::: INFORMATION SHOWN

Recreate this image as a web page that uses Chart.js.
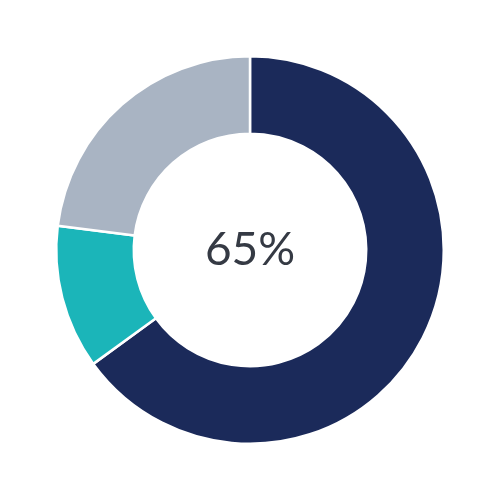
<!DOCTYPE html>
<html>
<head>
<meta charset="utf-8">
<script src="https://cdn.jsdelivr.net/npm/chart.js@4"></script>
<style>
  html, body { margin: 0; padding: 0; background: #ffffff; }
  #wrap { width: 500px; height: 500px; }
</style>
</head>
<body>
<div id="wrap"><canvas id="chart"></canvas></div>
<script>
var labels = ['A', 'B', 'C'];
var valores = [65, 12, 23];
var colores = ['#1b2a5a', '#1bb5b9', '#a9b4c3'];
var centerText = '65%';

const centro = {
    id: 'centro',
    afterDraw(chart, args, options) {
        const {ctx, chartArea: {top, left, width, height}} = chart;
        ctx.save();
        ctx.font = '400 46px Lato';
        ctx.fillStyle = '#353a44';
        ctx.textAlign = 'center';
        ctx.textBaseline = 'middle';
        ctx.fillText(options.text, left + width / 2, top + height / 2);
        ctx.restore();
    }
};

new Chart(document.getElementById('chart'), {
    type: 'doughnut',
    data: {
        labels: labels,
        datasets: [{
            data: valores,
            backgroundColor: colores,
            borderColor: '#ffffff',
            borderWidth: 2.5
        }]
    },
    options: {
        responsive: true,
        maintainAspectRatio: false,
        animation: false,
        cutout: '60%',
        layout: { padding: 55 },
        plugins: {
            legend: { display: false },
            tooltip: { enabled: false },
            centro: { text: centerText }
        }
    },
    plugins: [centro]
});
</script>
</body>
</html>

::::::

GIVEN INSTRUCTION:
Leave out the pictures and reproduce the rest of the listing exactly.

CORRECT RESULT:
Recreate this image as a web page that uses Chart.js.
<!DOCTYPE html>
<html>
<head>
<meta charset="utf-8">
<script src="https://cdn.jsdelivr.net/npm/chart.js@4"></script>
<style>
  html, body { margin: 0; padding: 0; background: #ffffff; }
  #wrap { width: 500px; height: 500px; }
</style>
</head>
<body>
<div id="wrap"><canvas id="chart"></canvas></div>
<script>
var labels = ['A', 'B', 'C'];
var valores = [65, 12, 23];
var colores = ['#1b2a5a', '#1bb5b9', '#a9b4c3'];
var centerText = '65%';

const centro = {
    id: 'centro',
    afterDraw(chart, args, options) {
        const {ctx, chartArea: {top, left, width, height}} = chart;
        ctx.save();
        ctx.font = '400 46px Lato';
        ctx.fillStyle = '#353a44';
        ctx.textAlign = 'center';
        ctx.textBaseline = 'middle';
        ctx.fillText(options.text, left + width / 2, top + height / 2);
        ctx.restore();
    }
};

new Chart(document.getElementById('chart'), {
    type: 'doughnut',
    data: {
        labels: labels,
        datasets: [{
            data: valores,
            backgroundColor: colores,
            borderColor: '#ffffff',
            borderWidth: 2.5
        }]
    },
    options: {
        responsive: true,
        maintainAspectRatio: false,
        animation: false,
        cutout: '60%',
        layout: { padding: 55 },
        plugins: {
            legend: { display: false },
            tooltip: { enabled: false },
            centro: { text: centerText }
        }
    },
    plugins: [centro]
});
</script>
</body>
</html>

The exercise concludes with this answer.